By head count, SMEs represent 40% of those awarded EDF money. But their share amounts to only 20% of the total funding
The European Commission has unlocked €1.2 billion from the European Defence Fund (EDF) for 61 industry projects, but SMEs unsatisfied with the way the funding has been distributed are calling for a wider involvement.
"Funds allocated for SMEs are relatively limited, and this results in a limited number of projects, as the majority of funds go to the big companies", said Roberto Senatore, chief technology officer at Civitanavi Systems which manufactures navigation systems.
The €7.9 billion EDF was set up in 2021 to strengthen collaborative military R&D programmes across members states and boost Europe’s defence industry, with the ultimate aim of increasing the EU’s strategic autonomy.
It is backing a range of companies and military capabilities, from the traditional ones, such as next-generation fighter aircraft and armoured vehicles, to deep-tech applications and disruptive technologies, including artificial intelligence, quantum technologies, semiconductors and new materials.
Of the €1.2 billion, €322 million (30%) will go to 31 research projects and €845 million (about 70%) to 30 large-scale projects.
The Commission has put a lot of emphasis on the role of SMEs in the EDF, going as far as to dedicate one call category to 'promising projects involving cross-border SMEs and start-ups’.
But while SMEs represent 40% of all the organisations awarded EDF funds, they will only receive around 20% of the total funding.
The EU should increase the funding available for SMEs, said Senatore. “More funding would lead to investing in more projects in diverse technologies,” he said.
Fernet Radovan, head of research at Guardiaris, which develops military simulation trainers for marksmanship and tactical training, agrees SMEs should have more room in the calls.
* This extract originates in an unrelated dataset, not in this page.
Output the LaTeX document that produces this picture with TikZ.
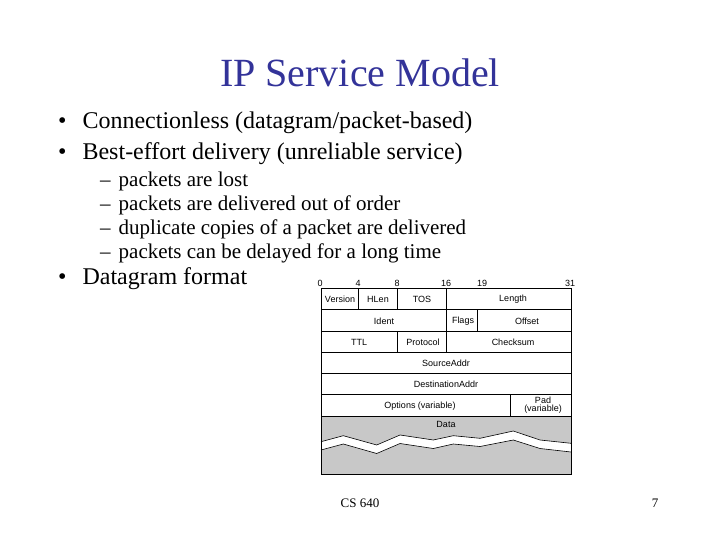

He called for more emphasis on the SME-type projects, noting it is difficult for small companies to take part in big projects.
Radovan would also like EDF to help SMEs to develop their own stand-alone products instead of just supplying components to big companies.
Despite these reservations, SMEs see the EDF as a smooth, straightforward instrument, which will help companies grow, create interconnections and synergies, and strengthen links between scientific research and the defence industry in the development of new technologies.
"International collaborations are a key factor to create synergies on specific technologies," said Senatore.
Both Guardiaris and Civitanavi are part of two SMEs dedicated projects, the quantum-based simultaneous inertial navigator and vector, or Q-SiNG, and advanced biometrics in training and simulation (ABITS).
Q-SiNG aims to develop quantum-based technology to improve the accuracy of navigation and positioning in all types of military vehicles, including submarines and aircraft, including in areas where access to global satellite navigation systems is blocked.
ABITS aims to create a training simulator in which physiological sensors are used to monitor the psychophysical state of trainees, including attention, stress and cognitive load.
Besides actions from Brussels, Senatore said that more can be done for SMEs in the framework of the EDF at a national level.
Ministries of defence, “should push more […] to ease collaborations between big and smaller companies. This would create more synergies not only at the national level but also internationally," he said.